** start **

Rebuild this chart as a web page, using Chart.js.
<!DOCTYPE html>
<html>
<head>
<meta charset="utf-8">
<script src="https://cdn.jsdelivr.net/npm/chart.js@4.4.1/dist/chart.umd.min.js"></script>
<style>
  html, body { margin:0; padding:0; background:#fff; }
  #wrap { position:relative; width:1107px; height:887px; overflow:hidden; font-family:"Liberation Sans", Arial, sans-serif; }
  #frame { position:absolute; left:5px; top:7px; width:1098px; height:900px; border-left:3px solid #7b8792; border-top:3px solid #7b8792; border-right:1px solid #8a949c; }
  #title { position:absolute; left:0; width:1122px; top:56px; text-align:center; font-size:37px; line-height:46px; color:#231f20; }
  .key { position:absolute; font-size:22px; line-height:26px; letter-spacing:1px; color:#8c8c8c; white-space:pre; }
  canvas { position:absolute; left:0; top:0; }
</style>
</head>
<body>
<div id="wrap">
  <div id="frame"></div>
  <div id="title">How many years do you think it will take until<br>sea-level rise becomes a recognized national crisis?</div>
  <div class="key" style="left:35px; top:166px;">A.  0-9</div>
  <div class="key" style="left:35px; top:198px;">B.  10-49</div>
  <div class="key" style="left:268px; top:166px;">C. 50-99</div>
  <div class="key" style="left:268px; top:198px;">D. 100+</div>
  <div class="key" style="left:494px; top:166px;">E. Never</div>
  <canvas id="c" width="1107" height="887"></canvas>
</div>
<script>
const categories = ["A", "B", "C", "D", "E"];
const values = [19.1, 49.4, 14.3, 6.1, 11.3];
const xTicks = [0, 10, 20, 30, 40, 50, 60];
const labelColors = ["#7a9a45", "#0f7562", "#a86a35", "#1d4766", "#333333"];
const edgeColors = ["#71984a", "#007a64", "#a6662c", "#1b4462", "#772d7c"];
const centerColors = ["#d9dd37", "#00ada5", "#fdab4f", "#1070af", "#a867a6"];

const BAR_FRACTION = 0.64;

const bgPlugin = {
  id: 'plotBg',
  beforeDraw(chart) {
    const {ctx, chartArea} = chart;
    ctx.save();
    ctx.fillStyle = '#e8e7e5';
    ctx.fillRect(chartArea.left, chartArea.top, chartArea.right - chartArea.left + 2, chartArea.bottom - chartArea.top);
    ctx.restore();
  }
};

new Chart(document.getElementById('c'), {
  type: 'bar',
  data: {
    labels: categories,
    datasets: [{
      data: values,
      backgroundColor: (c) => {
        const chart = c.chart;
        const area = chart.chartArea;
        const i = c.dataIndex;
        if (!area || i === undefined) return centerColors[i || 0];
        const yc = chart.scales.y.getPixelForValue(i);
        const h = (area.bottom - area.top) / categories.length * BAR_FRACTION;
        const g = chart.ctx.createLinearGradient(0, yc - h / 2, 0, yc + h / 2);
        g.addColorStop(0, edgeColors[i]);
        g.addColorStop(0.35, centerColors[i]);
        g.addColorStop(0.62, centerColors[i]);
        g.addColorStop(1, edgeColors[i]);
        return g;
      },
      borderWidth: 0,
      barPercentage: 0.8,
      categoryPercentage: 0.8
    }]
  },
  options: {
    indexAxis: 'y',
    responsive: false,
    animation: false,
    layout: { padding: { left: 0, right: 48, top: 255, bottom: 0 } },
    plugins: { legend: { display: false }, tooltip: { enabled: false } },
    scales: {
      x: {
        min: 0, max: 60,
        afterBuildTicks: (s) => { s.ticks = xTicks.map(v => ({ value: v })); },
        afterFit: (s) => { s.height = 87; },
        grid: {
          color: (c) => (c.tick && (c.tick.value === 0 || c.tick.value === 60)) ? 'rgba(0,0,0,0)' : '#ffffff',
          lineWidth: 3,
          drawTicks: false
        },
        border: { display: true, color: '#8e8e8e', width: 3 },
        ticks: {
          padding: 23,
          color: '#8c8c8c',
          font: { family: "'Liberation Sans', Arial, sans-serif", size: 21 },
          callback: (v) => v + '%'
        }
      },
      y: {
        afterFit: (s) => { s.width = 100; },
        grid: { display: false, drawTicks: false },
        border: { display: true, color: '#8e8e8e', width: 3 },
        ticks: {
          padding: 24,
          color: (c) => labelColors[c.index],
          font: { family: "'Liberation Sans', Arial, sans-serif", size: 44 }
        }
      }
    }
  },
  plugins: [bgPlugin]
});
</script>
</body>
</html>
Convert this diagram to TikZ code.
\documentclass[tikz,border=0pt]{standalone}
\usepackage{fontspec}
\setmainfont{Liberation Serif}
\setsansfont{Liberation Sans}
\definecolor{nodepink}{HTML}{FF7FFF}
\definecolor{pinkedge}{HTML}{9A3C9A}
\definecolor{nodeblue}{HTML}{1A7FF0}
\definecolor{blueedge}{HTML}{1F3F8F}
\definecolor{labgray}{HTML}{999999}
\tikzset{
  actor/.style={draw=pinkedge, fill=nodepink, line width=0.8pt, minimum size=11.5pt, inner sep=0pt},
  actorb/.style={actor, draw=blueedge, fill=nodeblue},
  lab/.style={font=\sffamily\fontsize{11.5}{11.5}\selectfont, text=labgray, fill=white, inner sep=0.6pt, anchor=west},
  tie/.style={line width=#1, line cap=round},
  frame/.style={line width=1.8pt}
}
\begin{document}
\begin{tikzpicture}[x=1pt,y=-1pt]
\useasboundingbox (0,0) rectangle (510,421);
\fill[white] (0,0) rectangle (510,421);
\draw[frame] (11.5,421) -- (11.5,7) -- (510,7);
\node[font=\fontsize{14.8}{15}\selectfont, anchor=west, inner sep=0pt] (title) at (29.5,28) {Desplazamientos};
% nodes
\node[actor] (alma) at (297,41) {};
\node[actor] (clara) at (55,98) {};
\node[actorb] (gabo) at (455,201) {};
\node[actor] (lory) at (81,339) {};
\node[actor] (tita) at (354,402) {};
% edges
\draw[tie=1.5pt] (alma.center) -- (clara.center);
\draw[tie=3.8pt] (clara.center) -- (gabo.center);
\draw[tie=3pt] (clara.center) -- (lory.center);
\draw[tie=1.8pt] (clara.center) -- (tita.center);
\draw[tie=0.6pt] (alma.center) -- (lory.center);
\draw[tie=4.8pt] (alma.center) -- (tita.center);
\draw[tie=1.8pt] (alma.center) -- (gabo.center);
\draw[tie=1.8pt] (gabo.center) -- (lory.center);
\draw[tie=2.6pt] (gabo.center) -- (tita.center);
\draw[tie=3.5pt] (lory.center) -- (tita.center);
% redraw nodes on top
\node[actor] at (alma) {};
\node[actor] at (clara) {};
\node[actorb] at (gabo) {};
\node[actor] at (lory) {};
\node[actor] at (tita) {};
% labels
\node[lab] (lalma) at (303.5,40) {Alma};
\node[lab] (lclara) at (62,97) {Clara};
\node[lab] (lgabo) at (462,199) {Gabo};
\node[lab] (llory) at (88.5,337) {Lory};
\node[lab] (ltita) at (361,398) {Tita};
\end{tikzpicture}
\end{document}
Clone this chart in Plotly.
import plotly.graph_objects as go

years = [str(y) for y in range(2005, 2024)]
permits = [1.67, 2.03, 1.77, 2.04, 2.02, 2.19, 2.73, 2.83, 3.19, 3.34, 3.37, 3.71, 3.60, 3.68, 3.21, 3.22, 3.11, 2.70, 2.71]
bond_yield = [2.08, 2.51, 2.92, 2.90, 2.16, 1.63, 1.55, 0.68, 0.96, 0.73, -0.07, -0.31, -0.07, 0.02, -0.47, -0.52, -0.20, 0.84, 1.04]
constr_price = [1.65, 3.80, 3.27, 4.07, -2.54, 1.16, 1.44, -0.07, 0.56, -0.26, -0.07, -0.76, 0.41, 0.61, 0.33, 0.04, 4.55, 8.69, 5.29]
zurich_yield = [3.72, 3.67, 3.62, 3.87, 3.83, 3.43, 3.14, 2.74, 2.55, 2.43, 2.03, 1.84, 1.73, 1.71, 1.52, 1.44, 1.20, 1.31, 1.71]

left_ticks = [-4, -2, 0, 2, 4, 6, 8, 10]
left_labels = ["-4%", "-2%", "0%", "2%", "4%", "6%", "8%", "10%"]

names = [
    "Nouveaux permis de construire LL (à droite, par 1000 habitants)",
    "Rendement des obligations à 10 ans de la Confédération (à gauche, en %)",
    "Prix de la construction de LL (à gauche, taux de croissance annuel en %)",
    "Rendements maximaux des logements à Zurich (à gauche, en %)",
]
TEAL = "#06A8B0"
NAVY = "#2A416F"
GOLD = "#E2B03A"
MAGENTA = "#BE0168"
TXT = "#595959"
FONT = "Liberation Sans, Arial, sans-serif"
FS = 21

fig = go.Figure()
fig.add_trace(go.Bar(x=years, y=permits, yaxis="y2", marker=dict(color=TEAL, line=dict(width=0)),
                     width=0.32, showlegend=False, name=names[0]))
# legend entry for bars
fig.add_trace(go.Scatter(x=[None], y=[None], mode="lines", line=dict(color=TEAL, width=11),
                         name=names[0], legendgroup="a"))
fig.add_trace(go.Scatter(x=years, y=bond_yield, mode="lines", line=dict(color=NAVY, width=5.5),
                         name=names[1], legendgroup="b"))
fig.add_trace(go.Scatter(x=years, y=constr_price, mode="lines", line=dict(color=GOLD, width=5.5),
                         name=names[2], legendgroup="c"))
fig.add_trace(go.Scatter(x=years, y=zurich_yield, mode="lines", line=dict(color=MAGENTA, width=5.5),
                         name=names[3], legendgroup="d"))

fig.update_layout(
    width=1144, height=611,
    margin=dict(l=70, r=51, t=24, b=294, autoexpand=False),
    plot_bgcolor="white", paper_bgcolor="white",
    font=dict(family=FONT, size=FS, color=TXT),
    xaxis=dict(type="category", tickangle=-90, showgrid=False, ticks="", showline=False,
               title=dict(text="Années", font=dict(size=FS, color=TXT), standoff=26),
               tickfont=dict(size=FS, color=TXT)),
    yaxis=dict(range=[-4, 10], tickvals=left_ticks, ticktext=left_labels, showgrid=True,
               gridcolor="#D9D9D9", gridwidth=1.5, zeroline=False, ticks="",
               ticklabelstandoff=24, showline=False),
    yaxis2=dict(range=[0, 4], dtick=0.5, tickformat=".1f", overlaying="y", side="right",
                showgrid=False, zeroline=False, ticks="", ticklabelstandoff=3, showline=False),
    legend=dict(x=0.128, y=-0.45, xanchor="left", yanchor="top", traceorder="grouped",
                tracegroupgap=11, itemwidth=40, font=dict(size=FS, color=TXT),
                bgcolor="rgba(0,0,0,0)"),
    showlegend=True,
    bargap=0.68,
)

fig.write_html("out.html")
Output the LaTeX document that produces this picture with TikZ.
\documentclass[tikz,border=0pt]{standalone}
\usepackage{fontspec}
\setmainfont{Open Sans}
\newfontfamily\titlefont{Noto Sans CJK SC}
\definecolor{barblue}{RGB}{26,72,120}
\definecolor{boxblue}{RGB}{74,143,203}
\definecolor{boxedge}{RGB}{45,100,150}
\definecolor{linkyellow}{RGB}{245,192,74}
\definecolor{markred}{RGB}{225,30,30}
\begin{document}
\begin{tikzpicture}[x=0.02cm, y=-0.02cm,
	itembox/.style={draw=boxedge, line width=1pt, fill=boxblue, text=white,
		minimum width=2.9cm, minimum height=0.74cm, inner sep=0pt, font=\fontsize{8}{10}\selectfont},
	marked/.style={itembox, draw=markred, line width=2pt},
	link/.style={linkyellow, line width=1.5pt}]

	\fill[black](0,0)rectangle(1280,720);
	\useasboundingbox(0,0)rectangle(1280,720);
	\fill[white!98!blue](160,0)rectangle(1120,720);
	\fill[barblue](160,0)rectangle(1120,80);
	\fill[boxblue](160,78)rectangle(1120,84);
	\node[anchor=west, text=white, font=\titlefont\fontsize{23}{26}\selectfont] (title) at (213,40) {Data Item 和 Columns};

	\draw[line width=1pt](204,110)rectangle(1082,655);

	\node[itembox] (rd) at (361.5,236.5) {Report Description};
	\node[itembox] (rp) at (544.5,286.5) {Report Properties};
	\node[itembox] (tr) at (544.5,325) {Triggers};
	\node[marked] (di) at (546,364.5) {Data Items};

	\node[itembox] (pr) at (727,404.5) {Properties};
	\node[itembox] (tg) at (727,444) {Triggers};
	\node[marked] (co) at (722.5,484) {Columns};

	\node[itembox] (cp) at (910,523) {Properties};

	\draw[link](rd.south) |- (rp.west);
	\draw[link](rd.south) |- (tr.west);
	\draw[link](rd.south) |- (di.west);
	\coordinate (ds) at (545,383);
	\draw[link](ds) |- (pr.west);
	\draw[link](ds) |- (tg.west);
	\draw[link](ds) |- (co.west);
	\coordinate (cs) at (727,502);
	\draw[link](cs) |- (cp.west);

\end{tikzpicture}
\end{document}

** end **

**To do**
Copy out every line from the material above in which the word "this" appears.

**Result of the task**
Rebuild this chart as a web page, using Chart.js.
Convert this diagram to TikZ code.
Clone this chart in Plotly.
Output the LaTeX document that produces this picture with TikZ.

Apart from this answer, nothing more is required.